Task directions:
Repeat the entries that follow verbatim, without any of their pictures.

Provided material:
........

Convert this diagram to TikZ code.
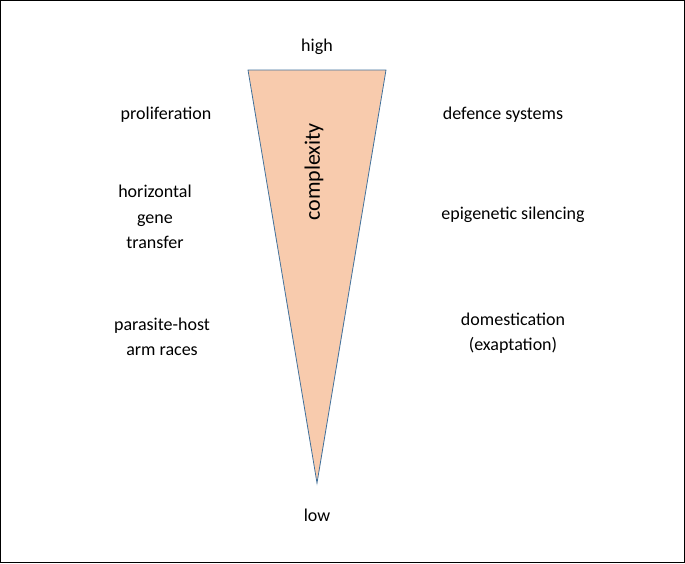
\documentclass[tikz,border=0pt]{standalone}
\usepackage{fontspec}
\setmainfont{Carlito}
\definecolor{peach}{HTML}{F8CBAD}
\definecolor{edge}{HTML}{41719C}
\begin{document}
\begin{tikzpicture}[x=1pt,y=-1pt,
  lbl/.style={align=center,font=\fontsize{18}{25.5}\selectfont,inner sep=0pt}]
\draw[black,line width=1pt] (0.5,0.5) rectangle (684.5,562.5);
\useasboundingbox (0,0) rectangle (685,563);
\coordinate (tl) at (248,70);
\coordinate (tr) at (386,70);
\coordinate (ap) at (317,483);
\draw[edge,fill=peach,line width=0.8pt,line join=miter] (tl) -- (tr) -- (ap) -- cycle;
\node[lbl,rotate=90,font=\fontsize{22}{26}\selectfont] (cx) at (314,172) {complexity};
\node[lbl] (hi) at (317,47) {high};
\node[lbl] (lo) at (317,515) {low};
\node[lbl] (p) at (166,115) {proliferation};
\node[lbl] (h) at (155,217) {horizontal\\gene\\transfer};
\node[lbl] (a) at (162,337) {parasite-host\\arm races};
\node[lbl] (d) at (503,115) {defence systems};
\node[lbl] (e) at (513,215) {epigenetic silencing};
\node[lbl] (x) at (513,333) {domestication\\(exaptation)};
\end{tikzpicture}
\end{document}
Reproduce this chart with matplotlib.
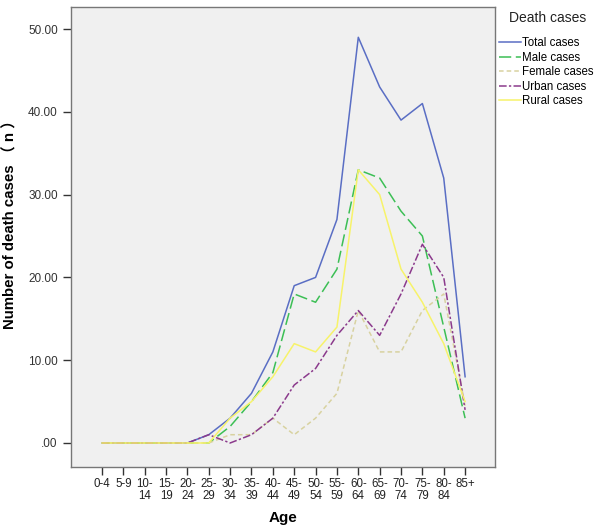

........

Solution to this exercise:
Convert this diagram to TikZ code.
\documentclass[tikz,border=0pt]{standalone}
\usepackage{fontspec}
\setmainfont{Carlito}
\definecolor{peach}{HTML}{F8CBAD}
\definecolor{edge}{HTML}{41719C}
\begin{document}
\begin{tikzpicture}[x=1pt,y=-1pt,
  lbl/.style={align=center,font=\fontsize{18}{25.5}\selectfont,inner sep=0pt}]
\draw[black,line width=1pt] (0.5,0.5) rectangle (684.5,562.5);
\useasboundingbox (0,0) rectangle (685,563);
\coordinate (tl) at (248,70);
\coordinate (tr) at (386,70);
\coordinate (ap) at (317,483);
\draw[edge,fill=peach,line width=0.8pt,line join=miter] (tl) -- (tr) -- (ap) -- cycle;
\node[lbl,rotate=90,font=\fontsize{22}{26}\selectfont] (cx) at (314,172) {complexity};
\node[lbl] (hi) at (317,47) {high};
\node[lbl] (lo) at (317,515) {low};
\node[lbl] (p) at (166,115) {proliferation};
\node[lbl] (h) at (155,217) {horizontal\\gene\\transfer};
\node[lbl] (a) at (162,337) {parasite-host\\arm races};
\node[lbl] (d) at (503,115) {defence systems};
\node[lbl] (e) at (513,215) {epigenetic silencing};
\node[lbl] (x) at (513,333) {domestication\\(exaptation)};
\end{tikzpicture}
\end{document}
Reproduce this chart with matplotlib.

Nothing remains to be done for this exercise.